La pluie, ruisselle sur les trottoirs…
RC 21 août 2012
Lionel Bourg – Montagne noire
« Je suis né sur un sol charbonneux.
Tout était noir dans la région minière.
Les murs, la boue dans les squares, les arbres et les façades des immeubles, les eaux grumeleuses des rivières comme les fumées que crachaient les usines, l’humeur maussade des hommes rentrant chez eux le soir, la colère des femmes, les joies fiévreuses, la misère. Je poussais là discrètement.

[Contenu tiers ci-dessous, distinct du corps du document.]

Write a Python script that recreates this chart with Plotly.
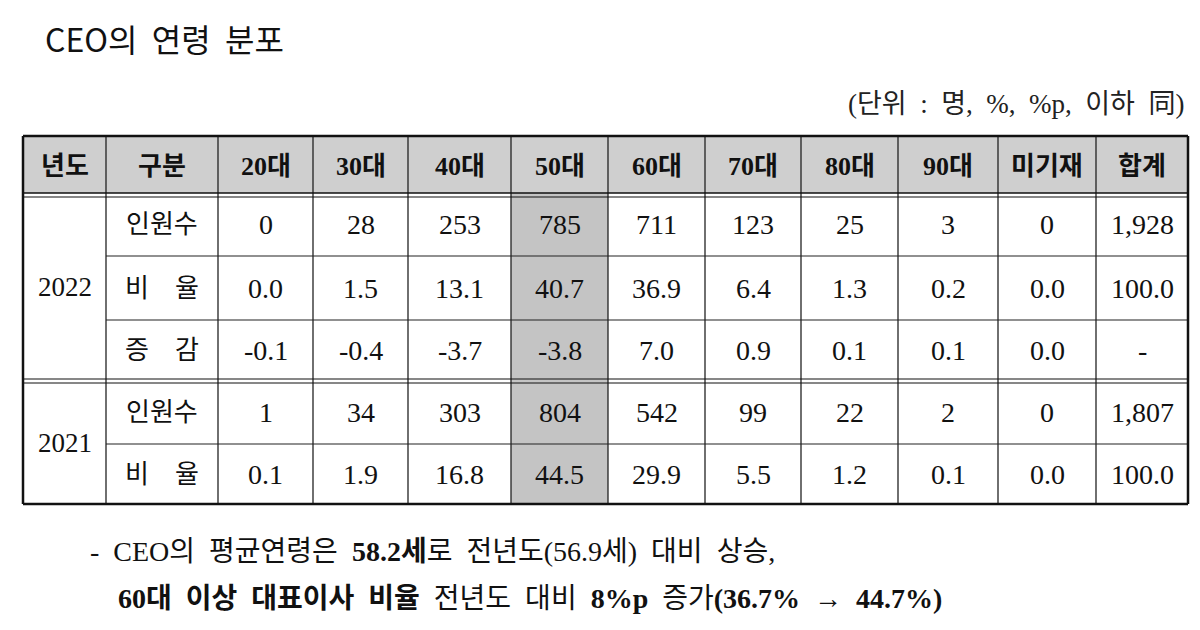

Me promenais dans les décharges et parmi les remblais, croyant la chérir, cette terre, incapable d’envisager pourquoi de brusques répulsions se saisissaient de moi, qui m’accablaient ou me serraient la gorge.
J’errais sans but. […] »
—
Lionel Bourg, extrait de Montagne noire, Le Temps qu’il fait (coll. Lettres du Cabardès), 2004
—
texte qui pourrait s’associer à un autre du même auteur:
Vivre alors
mais vivre un peu plus loin
si ce n’est davantage vivre
entre peur et merveille
les yeux rivés
à la berge nuptiale une
main caressant les cheveux emmêlés
de son unique rêve
extrait de L’immensité restreinte où je vais en piétinant, Éd. La Passe du Vent, 2009
—
en connaître davantage sur Lionel Bourg ?, c’est avec lieux dits..
–.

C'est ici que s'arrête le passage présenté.